È, al con­tra­rio, pro­prio da que­sti con­flitti radi­cali, da que­sti pro­blemi inso­luti, che deri­ve­rebbe, secondo l’autore, l’insegnamento più impor­tante dell’antichità, dall’essere stata cioè un gran­dioso labo­ra­to­rio nel quale furono spe­ri­men­tati, senza rispar­miarsi, tutti i fon­da­men­tali della poli­tica, poste tutte le domande che restano ancora aperte. È, insomma, un approc­cio machia­vel­liano, quello che ci viene sug­ge­rito. Una let­tura sto­rica della poli­tica e una let­tura poli­tica della sto­ria. Una scienza delle pas­sioni umane nel loro reci­proco agire.
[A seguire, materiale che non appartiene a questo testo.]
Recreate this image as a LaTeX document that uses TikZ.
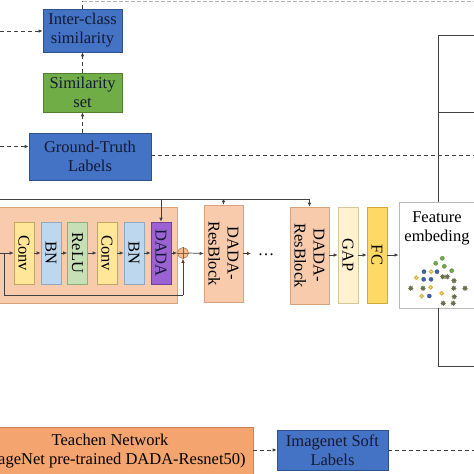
\documentclass[tikz,border=0pt]{standalone}
\usepackage{fontspec}
\setmainfont{Liberation Serif}
\usetikzlibrary{arrows.meta,shapes.geometric}
\definecolor{bluef}{HTML}{4472C4}
\definecolor{blued}{HTML}{2F528F}
\definecolor{greenf}{HTML}{70AD47}
\definecolor{greend}{HTML}{507E32}
\definecolor{contf}{HTML}{F8CBAD}
\definecolor{contd}{HTML}{D8A27E}
\definecolor{convf}{HTML}{FFE699}
\definecolor{convd}{HTML}{BFA860}
\definecolor{bnf}{HTML}{BDD7EE}
\definecolor{bnd}{HTML}{8FA8C4}
\definecolor{reluf}{HTML}{C5E0B4}
\definecolor{relud}{HTML}{8FAE7C}
\definecolor{dadaf}{HTML}{9A62D2}
\definecolor{dadad}{HTML}{6E3FA0}
\definecolor{gapf}{HTML}{FFF2CC}
\definecolor{gapd}{HTML}{D6C79A}
\definecolor{fcf}{HTML}{FFD966}
\definecolor{fcd}{HTML}{CFA93A}
\definecolor{teachf}{HTML}{F4A46E}
\definecolor{teachd}{HTML}{C98252}
\definecolor{linec}{HTML}{404040}
\definecolor{txtb}{HTML}{141A33}
\definecolor{dotg}{HTML}{6FA84A}
\definecolor{dotb}{HTML}{3F5FA8}
\definecolor{doty}{HTML}{D4B43C}
\definecolor{dotst}{HTML}{66704A}
\begin{document}
\begin{tikzpicture}[x=1pt,y=-1pt,
  every node/.style={font=\fontsize{16.5}{19}\selectfont, inner sep=0pt, align=center},
  bluebox/.style={draw=blued, fill=bluef, text=txtb, line width=0.6pt},
  greenbox/.style={draw=greend, fill=greenf, text=txtb, line width=0.6pt},
  blk/.style={minimum width=20pt, minimum height=62pt, line width=0.6pt},
  tall/.style={minimum width=20pt, minimum height=96pt, line width=0.6pt},
  rot/.style={rotate=-90},
  sarrow/.style={draw=linec, line width=0.7pt, -{Latex[length=4pt,width=3.5pt]}},
  sline/.style={draw=linec, line width=0.7pt},
  darrow/.style={draw=linec, line width=0.8pt, dash pattern=on 4pt off 3pt, -{Latex[length=4pt,width=3.5pt]}},
  dline/.style={draw=linec, line width=0.8pt, dash pattern=on 4pt off 3pt},
  gdline/.style={draw=gray!60, line width=1.2pt, dash pattern=on 4pt off 2pt},
  dotc/.style={circle, minimum size=4.2pt, inner sep=0pt},
  starmark/.style={star, star points=8, star point ratio=1.8, minimum size=5.2pt, inner sep=0pt, fill=dotst, draw=dotst, line width=0.2pt},
]
\useasboundingbox (0,0) rectangle (474,474);
\clip (0,0) rectangle (474,474);

% top part
\node[bluebox, minimum width=79pt, minimum height=43pt] (inter) at (82.5,30.5) {Inter-class\\similarity};
\node[greenbox, minimum width=79pt, minimum height=39pt] (simset) at (82.5,92.5) {Similarity\\set};
\node[bluebox, minimum width=122pt, minimum height=47pt] (gt) at (90,156.5) {Ground-Truth\\Labels};

\coordinate (inL) at (0,31);
\coordinate (gtL) at (0,146.5);
\coordinate (topC) at (82.5,1.2);
\coordinate (topR) at (474,1.2);
\coordinate (gtR) at (474,155.5);
\draw[darrow] (inL) -- (inter.west |- inL);
\draw[darrow] (gtL) -- (gt.west |- gtL);
\draw[darrow] (gt.north -| simset.south) -- (simset.south);
\draw[darrow] (simset.north) -- (inter.south);
\draw[dline] (inter.north) -- (topC);
\draw[gdline] (topC) -- (topR);
\draw[dline] (gt.east |- gtR) -- (gtR);

% right bracket lines
\coordinate (v1) at (438,35);
\coordinate (h1) at (474,35);
\coordinate (v2) at (438,112);
\coordinate (h2) at (474,112);
\coordinate (v3) at (438,366);
\coordinate (h3) at (474,366);

% main row container
\node[draw=contd, fill=contf, line width=0.6pt, minimum width=187pt, minimum height=96pt] (cont) at (83.5,255) {};
\node[blk, draw=convd, fill=convf] (c1) at (24,253) {};
\node[rot] at (c1) {Conv};
\node[blk, draw=bnd, fill=bnf] (b1) at (51,253) {};
\node[rot] at (b1) {BN};
\node[blk, draw=relud, fill=reluf] (r1) at (77.5,253) {};
\node[rot] at (r1) {ReLU};
\node[blk, draw=convd, fill=convf] (c2) at (107,253) {};
\node[rot] at (c2) {Conv};
\node[blk, draw=bnd, fill=bnf] (b2) at (134,253) {};
\node[rot] at (b2) {BN};
\node[blk, draw=dadad, fill=dadaf] (dada) at (161,253) {};
\node[rot, text=txtb] at (dada) {DADA};
\node[circle, draw=contd!80!black, fill=contf!80!orange, line width=0.6pt, minimum size=11pt] (plus) at (183,253) {};
\draw[draw=contd!60!black, line width=0.6pt] (plus.north) -- (plus.south) (plus.west) -- (plus.east);

\node[draw=contd, fill=contf, line width=0.6pt, minimum width=39pt, minimum height=97pt] (rb1) at (223.5,253.5) {};
\node[rot] at (rb1) {DADA-\\ResBlock};
\node (ell) at (266,255) {\dots};
\node[draw=contd, fill=contf, line width=0.6pt, minimum width=39pt, minimum height=97pt] (rb2) at (309.5,255.5) {};
\node[rot] at (rb2) {DADA-\\ResBlock};
\node[tall, draw=gapd, fill=gapf] (gap) at (348,255) {};
\node[rot] at (gap) {GAP};
\node[tall, draw=fcd, fill=fcf] (fc) at (377,255) {};
\node[rot] at (fc) {FC};
\node[draw=gray!55, fill=white, line width=0.8pt, minimum width=84pt, minimum height=106pt] (feat) at (441,255) {};
\node (feattxt) at (437,228) {Feature\\embeding};

% feature dots
\foreach \p in {(442.3,258.3),(435.7,263.3),(444.3,266.3),(451.7,270.7)}
  \node[dotc, fill=dotg, draw=dotg!70!black, line width=0.2pt] at \p {};
\foreach \p in {(424,271.7),(437,271.7),(423.7,279.3),(431,279.3),(429.3,296)}
  \node[dotc, fill=dotb, draw=dotb!70!black, line width=0.2pt] at \p {};
\foreach \p in {(431,271.7),(416.3,277.7),(430.7,287.3),(421.7,296),(441.7,293.3)}
  \node[dotc, fill=white, draw=doty, line width=1.2pt, minimum size=3.4pt] at \p {};
\foreach \p in {(442.7,276.7),(447.3,276.7),(454,280.7),(410.7,288.3),(423,288.3),(453.7,288.3),(465,288.3),(454.3,296.7),(443.3,303.3),(453.3,303.3)}
  \node[starmark] at \p {};

% vertical bracket line
\draw[sline] (h1) -- (v1) -- (feat.north -| v1);
\draw[sline] (v2) -- (h2);
\draw[sline] (feat.south -| v3) -- (v3) -- (h3);

% main row connectors
\coordinate (in0) at (0,253);
\coordinate (top0) at (0,199);
\coordinate (topE) at (309.5,199);
\coordinate (sk0) at (4,253);
\coordinate (sk1) at (4,295);
\coordinate (sk2) at (183,295);
\draw[sline] (top0) -- (topE);
\draw[sarrow] (dada.north |- top0) -- (dada.north);
\draw[sarrow] (rb1.north |- top0) -- (rb1.north);
\draw[sarrow] (topE) -- (rb2.north);
\draw[sarrow] (in0) -- (c1.west);
\draw[sarrow] (c1.east) -- (b1.west);
\draw[sarrow] (b1.east) -- (r1.west);
\draw[sarrow] (r1.east) -- (c2.west);
\draw[sarrow] (c2.east) -- (b2.west);
\draw[sarrow] (b2.east) -- (dada.west);
\draw[sarrow] (dada.east) -- (plus.west);
\draw[sline] (sk0) -- (sk1) -- (sk2);
\draw[sarrow] (sk2) -- (plus.south);
\draw[sarrow] (plus.east) -- (rb1.west);
\coordinate (ellA) at (251,253.5);
\draw[sarrow] (rb1.east) -- (ellA);
\draw[sarrow] (rb2.east |- gap) -- (gap.west);
\draw[sarrow] (gap.east) -- (fc.west);
\draw[sarrow] (fc.east) -- (fc.east -| feat.west);

% bottom
\node[draw=teachd, fill=teachf, line width=0.6pt, minimum width=286pt, minimum height=52pt] (teach) at (110,453) {};
\node at (110,451) {Teachen Network\\(ImageNet pre-trained DADA-Resnet50)};
\node[bluebox, minimum width=111pt, minimum height=40pt] (soft) at (332.5,450) {Imagenet Soft\\Labels};
\coordinate (softR) at (474,450);
\draw[darrow] (teach.east |- soft) -- (soft.west);
\draw[dline] (soft.east) -- (softR);
\end{tikzpicture}
\end{document}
Non pro­prio ciò che più aggrada alla stuc­che­vole reto­rica del «nuovo che avanza» con­ci­tato, senza pro­ve­nire da nes­suna parte.
Ma nel rap­porto di Machia­velli con l’antichità clas­sica vi è anche un altro ele­mento niente affatto secon­da­rio: quello del pia­cere, della fasci­na­zione, della curio­sità, dell’otium. È una ragione più che suf­fi­ciente per avven­tu­rarsi tra gli autori clas­sici. Del resto nem­meno il più arido degli uti­li­ta­ri­sti, tutt’altro che inclini al puri­ta­ne­simo e all’ascesi, si sarebbe mai sognato di ban­dire il pia­cere dalla dimen­sione dell’utile.
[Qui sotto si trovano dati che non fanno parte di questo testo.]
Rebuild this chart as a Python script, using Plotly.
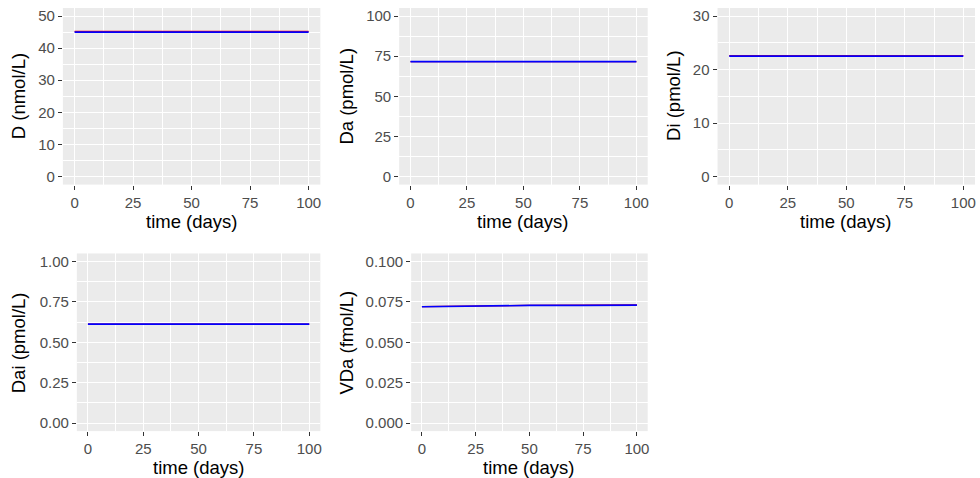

I «rifor­mi­sti», invece, non tro­vano dif­fi­coltà nel farlo, nel rite­nerlo una mani­fe­sta­zione del col­pe­vole desi­de­rio di «vivere al di sopra dei pro­pri mezzi». Poi­ché non è che il cal­colo costi\benefici a trac­ciare i con­fini dell’utile che essi inten­dono imporre. Le riforme dell’Università che si sono sus­se­guite negli anni hanno coe­ren­te­mente lavo­rato a demo­lire con tenace deter­mi­na­zione, il pia­cere dello stu­dio. Tanto che l’argomento del pia­cere non figura nem­meno più tra quelli messi in campo dai difen­sori degli studi uma­ni­stici. È forse il segno di una gene­rale ras­se­gna­zione all’«intervallo di rista­gno e di oblio»?
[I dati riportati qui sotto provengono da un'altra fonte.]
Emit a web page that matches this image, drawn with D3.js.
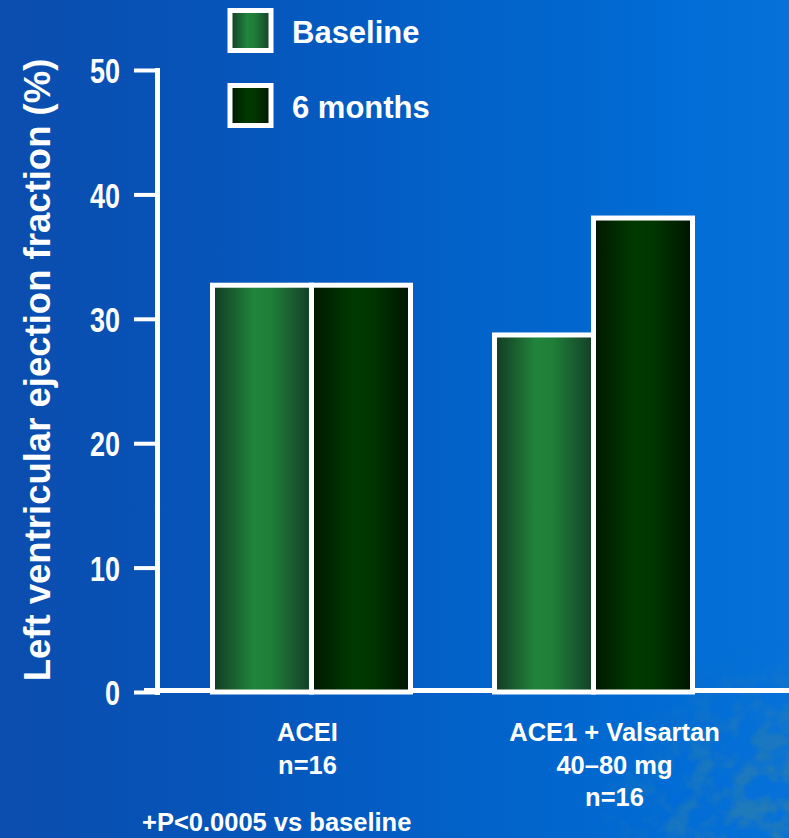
<!DOCTYPE html>
<html>
<head>
<meta charset="utf-8">
<script src="https://cdn.jsdelivr.net/npm/d3@7"></script>
<style>
  html, body { margin: 0; padding: 0; background: #0a5cc0; }
  svg { display: block; }
</style>
</head>
<body>
<svg id="chart" width="789" height="838"></svg>
<script>
// ---- data ----
const groups = ["ACEI", "ACE1 + Valsartan"];
const groupLabels = [["ACEI", "n=16"], ["ACE1 + Valsartan", "40–80 mg", "n=16"]];
const series = ["Baseline", "6 months"];
const baselineValues = [32.7, 28.7];
const sixMonthValues = [32.7, 38.1];
const yTicks = [0, 10, 20, 30, 40, 50];
const yTitle = "Left ventricular ejection fraction (%)";
const footnote = "+P<0.0005 vs baseline";

// ---- layout ----
const W = 789, H = 838;
const FONT = "'Liberation Sans', Arial, Helvetica, sans-serif";
const svg = d3.select("#chart");
const defs = svg.append("defs");

// background: blue wash, darker on the left
const bg = defs.append("linearGradient").attr("id", "bgGrad")
  .attr("x1", 0).attr("x2", 1).attr("y1", 0).attr("y2", 0);
[[0, "#0b4dae"], [0.3, "#0655ba"], [0.6, "#0262c9"], [0.85, "#016cd5"], [1, "#0672d9"]]
  .forEach(([o, c]) => bg.append("stop").attr("offset", o).attr("stop-color", c));

// bar fills: cylindrical shading
function shade(id, stops) {
  const g = defs.append("linearGradient").attr("id", id)
    .attr("x1", 0).attr("x2", 1).attr("y1", 0).attr("y2", 0);
  stops.forEach(([o, c]) => g.append("stop").attr("offset", o).attr("stop-color", c));
}
shade("fillBase", [[0, "#113a20"], [0.12, "#174f2b"], [0.42, "#21853c"], [0.6, "#1f7d38"], [0.88, "#17512d"], [1, "#123d24"]]);
shade("fillSix", [[0, "#001500"], [0.15, "#002500"], [0.42, "#003a00"], [0.62, "#003500"], [0.87, "#002000"], [1, "#001300"]]);
const fills = { "Baseline": "url(#fillBase)", "6 months": "url(#fillSix)" };

// mottled texture in the lower-right corner
const grain = defs.append("filter").attr("id", "grain")
  .attr("x", 0).attr("y", 0).attr("width", "100%").attr("height", "100%");
grain.append("feTurbulence").attr("type", "fractalNoise")
  .attr("baseFrequency", 0.045).attr("numOctaves", 3).attr("seed", 7);
grain.append("feColorMatrix").attr("type", "matrix")
  .attr("values", "0 0 0 0 0.02  0 0 0 0 0.20  0 0 0 0 0.45  3.6 0 0 0 -1.45");
const fade = defs.append("radialGradient").attr("id", "cornerFade")
  .attr("gradientUnits", "userSpaceOnUse")
  .attr("cx", W).attr("cy", H).attr("r", 200);
fade.append("stop").attr("offset", 0).attr("stop-color", "#fff").attr("stop-opacity", 1);
fade.append("stop").attr("offset", 0.55).attr("stop-color", "#fff").attr("stop-opacity", 0.6);
fade.append("stop").attr("offset", 1).attr("stop-color", "#fff").attr("stop-opacity", 0);
defs.append("mask").attr("id", "cornerMask")
  .append("rect").attr("width", W).attr("height", H).attr("fill", "url(#cornerFade)");

svg.append("rect").attr("width", W).attr("height", H).attr("fill", "url(#bgGrad)");
svg.append("rect").attr("x", W - 220).attr("y", H - 220).attr("width", 220).attr("height", 220)
  .attr("filter", "url(#grain)").attr("mask", "url(#cornerMask)");

// ---- scales ----
const y = d3.scaleLinear().domain([0, 50]).range([692, 70]);
const x0 = d3.scaleBand().domain(groups).range([212.5, 692.5]).paddingInner(0.298).paddingOuter(0);
const x1 = d3.scaleBand().domain(series).range([0, x0.bandwidth()]).padding(0);

const rows = groups.map((g, i) => ({
  group: g,
  values: [
    { key: series[0], value: baselineValues[i] },
    { key: series[1], value: sixMonthValues[i] }
  ]
}));

// ---- baseline (x axis line) ----
svg.append("line")
  .attr("x1", 144).attr("x2", W)
  .attr("y1", y(0) - 1.5).attr("y2", y(0) - 1.5)
  .attr("stroke", "#fff").attr("stroke-width", 5);

// ---- y axis ----
const axisX = 157;
const yAxis = svg.append("g")
  .attr("transform", `translate(${axisX},0)`)
  .call(d3.axisLeft(y).tickValues(yTicks).tickSize(23).tickSizeOuter(0).tickPadding(14));
yAxis.select(".domain").attr("stroke", "#fff").attr("stroke-width", 5)
  .attr("stroke-linecap", "square");
yAxis.selectAll(".tick line").attr("stroke", "#fff").attr("stroke-width", 4);
// narrow, tall tick numerals
yAxis.selectAll(".tick text")
  .attr("fill", "#fff")
  .attr("font-family", FONT)
  .attr("font-weight", "bold")
  .attr("font-size", 35)
  .attr("dy", "0.36em")
  .attr("textLength", d => String(d).length * 15)
  .attr("lengthAdjust", "spacingAndGlyphs");

// ---- bars ----
const barGroups = svg.append("g").selectAll("g")
  .data(rows).join("g")
  .attr("transform", d => `translate(${x0(d.group)},0)`);
barGroups.selectAll("rect")
  .data(d => d.values).join("rect")
  .attr("x", d => x1(d.key))
  .attr("width", x1.bandwidth())
  .attr("y", d => y(d.value))
  .attr("height", d => y(0) - y(d.value))
  .attr("fill", d => fills[d.key])
  .attr("stroke", "#fff")
  .attr("stroke-width", 5);

// ---- category labels ----
const labelShift = [-4, 21];
const lineGap = 32.5;
groups.forEach((g, i) => {
  const cx = x0(g) + x0.bandwidth() / 2 + labelShift[i];
  const t = svg.append("text")
    .attr("text-anchor", "middle")
    .attr("fill", "#fff")
    .attr("font-family", FONT)
    .attr("font-weight", "bold")
    .attr("font-size", 25.5);
  groupLabels[i].forEach((line, k) => {
    t.append("tspan")
      .attr("x", cx)
      .attr("y", 741 + k * lineGap)
      .text(line);
  });
});

// ---- y axis title ----
svg.append("text")
  .attr("transform", "translate(50,370) rotate(-90)")
  .attr("text-anchor", "middle")
  .attr("fill", "#fff")
  .attr("font-family", FONT)
  .attr("font-weight", "bold")
  .attr("font-size", 36.5)
  .text(yTitle);

// ---- legend ----
const legend = svg.append("g");
const legendRows = legend.selectAll("g")
  .data(series).join("g")
  .attr("transform", (d, i) => `translate(230,${10.5 + i * 75})`);
legendRows.append("rect")
  .attr("width", 41).attr("height", 40)
  .attr("fill", d => fills[d])
  .attr("stroke", "#fff").attr("stroke-width", 5);
legendRows.append("text")
  .attr("x", 62).attr("y", 32.5)
  .attr("fill", "#fff")
  .attr("font-family", FONT)
  .attr("font-weight", "bold")
  .attr("font-size", 31)
  .text(d => d);

// ---- footnote ----
svg.append("text")
  .attr("x", 142).attr("y", 831)
  .attr("fill", "#fff")
  .attr("font-family", FONT)
  .attr("font-weight", "bold")
  .attr("font-size", 25.5)
  .text(footnote);
</script>
</body>
</html>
Ma tor­niamo alla poli­tica, quella che sta­bi­li­sce la scala delle prio­rità, tenendo bene a mente l’insidia che in essa si cela e che Adorno così descrive: «la divi­sione del mondo in cose prin­ci­pali e acces­so­rie, che ha sem­pre con­tri­buito a neu­tra­liz­zare, come sem­plici ecce­zioni, i feno­meni chiave dell’estrema ingiu­sti­zia sociale, va per­se­guita fino al punto in cui viene con­vinta della pro­pria fal­sità». Magari con l’aiuto degli anti­chi che, come scrive Can­fora «non hanno scelto la via con­so­la­to­ria» e con­ti­nuano così a for­nire un anti­doto con­tro l’autoassoluzione dello stato di cose presente.